= Problem statement =
Omit all images, then return the remaining material exactly as it stands.

= Data provided =
* start *

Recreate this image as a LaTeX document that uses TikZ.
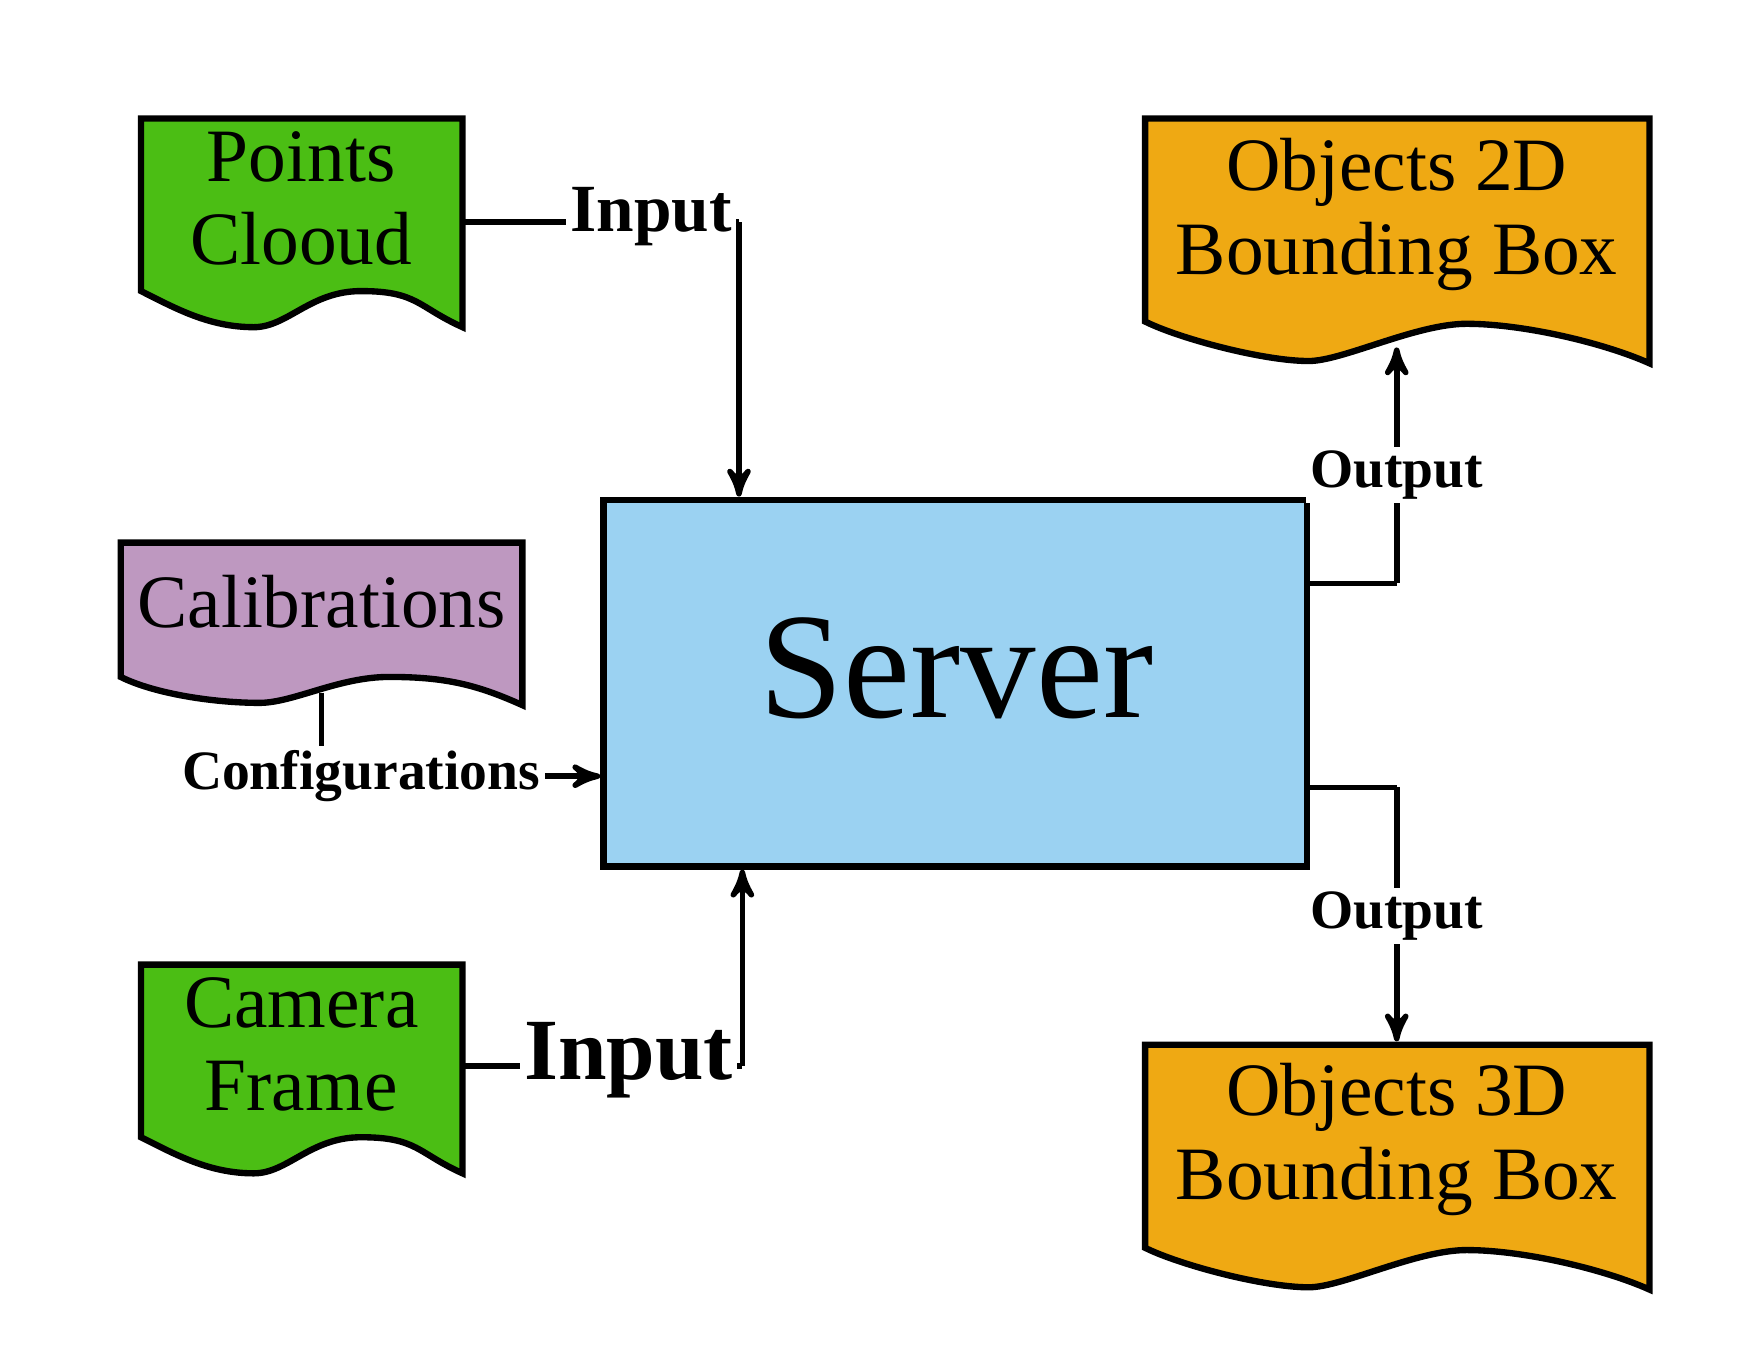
\documentclass[tikz,border=0pt]{standalone}
\usepackage{fontspec}
\setmainfont{Liberation Serif}
\usepackage{tikz}
\usetikzlibrary{arrows}
\usetikzlibrary{positioning}
\definecolor{docgreen}{RGB}{75, 190, 20}
\definecolor{docpurple}{RGB}{190, 152, 192}
\definecolor{docorange}{RGB}{239, 169, 19}
\definecolor{serverblue}{RGB}{155, 210, 242}
\tikzset{
    arrow/.style={->,>=stealth', line width=1.4pt},
    wire/.style={line width=1.4pt},
    doc/.style={draw=black, line width=1.6pt, line join=miter},
    label/.style={fill=white, inner sep=1pt, font=\bfseries},
}
% document shape: left, top, right, left bottom, trough x, trough y, crest x, crest y, right bottom
\newcommand{\docpath}[9]{%
  (#1,#2) -- (#3,#2) -- (#3,#9)
  .. controls ({#3-40},{#9-18}) and ({#7+50},#8) .. (#7,#8)
  .. controls ({#7-45},#8) and ({#5+30},#6) .. (#5,#6)
  .. controls ({#5-40},#6) and ({#1+30},{#4+15}) .. (#1,#4) -- cycle}

\begin{document}
\begin{tikzpicture}[x=0.01cm, y=-0.01cm]
  \useasboundingbox (0,0) rectangle (1560,1206);

  % documents
  \filldraw[doc, fill=docgreen] \docpath{125}{105}{410}{258}{225}{290}{320}{258}{290};
  \filldraw[doc, fill=docpurple] \docpath{107}{481}{463}{600}{230}{623}{345}{600}{625};
  \filldraw[doc, fill=docgreen] \docpath{125}{855}{410}{1008}{225}{1040}{320}{1008}{1040};
  \filldraw[doc, fill=docorange] \docpath{1015}{105}{1462}{285}{1160}{320}{1300}{287}{322};
  \filldraw[doc, fill=docorange] \docpath{1015}{926}{1462}{1106}{1160}{1141}{1300}{1108}{1143};

  \node[align=center, font=\fontsize{19}{21}\selectfont] (points) at (267,176) {Points\\Clooud};
  \node[font=\fontsize{19}{21}\selectfont] (calib) at (285,533) {Calibrations};
  \node[align=center, font=\fontsize{19}{21}\selectfont] (camera) at (267,926) {Camera\\Frame};
  \node[align=center, font=\fontsize{19}{21}\selectfont] (obj2d) at (1238,190) {Objects 2D\\Bounding Box};
  \node[align=center, font=\fontsize{19}{21}\selectfont] (obj3d) at (1238,1010) {Objects 3D\\Bounding Box};

  % server
  \node[draw, line width=1.6pt, fill=serverblue, minimum width=6.23cm, minimum height=3.25cm,
        font=\fontsize{38}{40}\selectfont] (server) at (846.5,605.5) {};
  \node[font=\fontsize{38}{40}\selectfont] (servertext) at (848,592) {Server};

  \coordinate (pc) at (410,197);
  \coordinate (cf) at (410,945);
  \coordinate (cb) at (285,614);
  \coordinate (o2) at (1238,308);
  \coordinate (o3) at (1238,923);

  % inputs
  \draw[wire] (pc) -- (655,197);
  \draw[arrow] (655,197) -- (server.north -| 655,0);
  \node[label, font=\bfseries\fontsize{17}{19}\selectfont] (in1) at (577,192) {Input};
  \draw[wire] (cf) -- (658,945);
  \draw[arrow] (658,945) -- (server.south -| 658,0);
  \node[label, font=\bfseries\fontsize{22}{24}\selectfont] (in2) at (557,940) {Input};

  % configurations
  \node[label, font=\bfseries\fontsize{14}{16}\selectfont] (conf) at (320,688) {Configurations};
  \draw[wire] (cb) -- (conf.north -| cb);
  \draw[arrow] (conf.east) -- (conf.east -| server.west);

  % outputs
  \draw[wire] (server.east |- 0,517) -- (1238,517);
  \draw[arrow] (1238,517) -- (o2);
  \node[label, font=\bfseries\fontsize{14}{16}\selectfont] (out1) at (1238,421) {Output};
  \draw[wire] (server.east |- 0,698) -- (1238,698);
  \draw[arrow] (1238,698) -- (o3);
  \node[label, font=\bfseries\fontsize{14}{16}\selectfont] (out2) at (1238,812) {Output};
\end{tikzpicture}
\end{document}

* end *

= Solution below =
Recreate this image as a LaTeX document that uses TikZ.
\documentclass[tikz,border=0pt]{standalone}
\usepackage{fontspec}
\setmainfont{Liberation Serif}
\usepackage{tikz}
\usetikzlibrary{arrows}
\usetikzlibrary{positioning}
\definecolor{docgreen}{RGB}{75, 190, 20}
\definecolor{docpurple}{RGB}{190, 152, 192}
\definecolor{docorange}{RGB}{239, 169, 19}
\definecolor{serverblue}{RGB}{155, 210, 242}
\tikzset{
    arrow/.style={->,>=stealth', line width=1.4pt},
    wire/.style={line width=1.4pt},
    doc/.style={draw=black, line width=1.6pt, line join=miter},
    label/.style={fill=white, inner sep=1pt, font=\bfseries},
}
% document shape: left, top, right, left bottom, trough x, trough y, crest x, crest y, right bottom
\newcommand{\docpath}[9]{%
  (#1,#2) -- (#3,#2) -- (#3,#9)
  .. controls ({#3-40},{#9-18}) and ({#7+50},#8) .. (#7,#8)
  .. controls ({#7-45},#8) and ({#5+30},#6) .. (#5,#6)
  .. controls ({#5-40},#6) and ({#1+30},{#4+15}) .. (#1,#4) -- cycle}

\begin{document}
\begin{tikzpicture}[x=0.01cm, y=-0.01cm]
  \useasboundingbox (0,0) rectangle (1560,1206);

  % documents
  \filldraw[doc, fill=docgreen] \docpath{125}{105}{410}{258}{225}{290}{320}{258}{290};
  \filldraw[doc, fill=docpurple] \docpath{107}{481}{463}{600}{230}{623}{345}{600}{625};
  \filldraw[doc, fill=docgreen] \docpath{125}{855}{410}{1008}{225}{1040}{320}{1008}{1040};
  \filldraw[doc, fill=docorange] \docpath{1015}{105}{1462}{285}{1160}{320}{1300}{287}{322};
  \filldraw[doc, fill=docorange] \docpath{1015}{926}{1462}{1106}{1160}{1141}{1300}{1108}{1143};

  \node[align=center, font=\fontsize{19}{21}\selectfont] (points) at (267,176) {Points\\Clooud};
  \node[font=\fontsize{19}{21}\selectfont] (calib) at (285,533) {Calibrations};
  \node[align=center, font=\fontsize{19}{21}\selectfont] (camera) at (267,926) {Camera\\Frame};
  \node[align=center, font=\fontsize{19}{21}\selectfont] (obj2d) at (1238,190) {Objects 2D\\Bounding Box};
  \node[align=center, font=\fontsize{19}{21}\selectfont] (obj3d) at (1238,1010) {Objects 3D\\Bounding Box};

  % server
  \node[draw, line width=1.6pt, fill=serverblue, minimum width=6.23cm, minimum height=3.25cm,
        font=\fontsize{38}{40}\selectfont] (server) at (846.5,605.5) {};
  \node[font=\fontsize{38}{40}\selectfont] (servertext) at (848,592) {Server};

  \coordinate (pc) at (410,197);
  \coordinate (cf) at (410,945);
  \coordinate (cb) at (285,614);
  \coordinate (o2) at (1238,308);
  \coordinate (o3) at (1238,923);

  % inputs
  \draw[wire] (pc) -- (655,197);
  \draw[arrow] (655,197) -- (server.north -| 655,0);
  \node[label, font=\bfseries\fontsize{17}{19}\selectfont] (in1) at (577,192) {Input};
  \draw[wire] (cf) -- (658,945);
  \draw[arrow] (658,945) -- (server.south -| 658,0);
  \node[label, font=\bfseries\fontsize{22}{24}\selectfont] (in2) at (557,940) {Input};

  % configurations
  \node[label, font=\bfseries\fontsize{14}{16}\selectfont] (conf) at (320,688) {Configurations};
  \draw[wire] (cb) -- (conf.north -| cb);
  \draw[arrow] (conf.east) -- (conf.east -| server.west);

  % outputs
  \draw[wire] (server.east |- 0,517) -- (1238,517);
  \draw[arrow] (1238,517) -- (o2);
  \node[label, font=\bfseries\fontsize{14}{16}\selectfont] (out1) at (1238,421) {Output};
  \draw[wire] (server.east |- 0,698) -- (1238,698);
  \draw[arrow] (1238,698) -- (o3);
  \node[label, font=\bfseries\fontsize{14}{16}\selectfont] (out2) at (1238,812) {Output};
\end{tikzpicture}
\end{document}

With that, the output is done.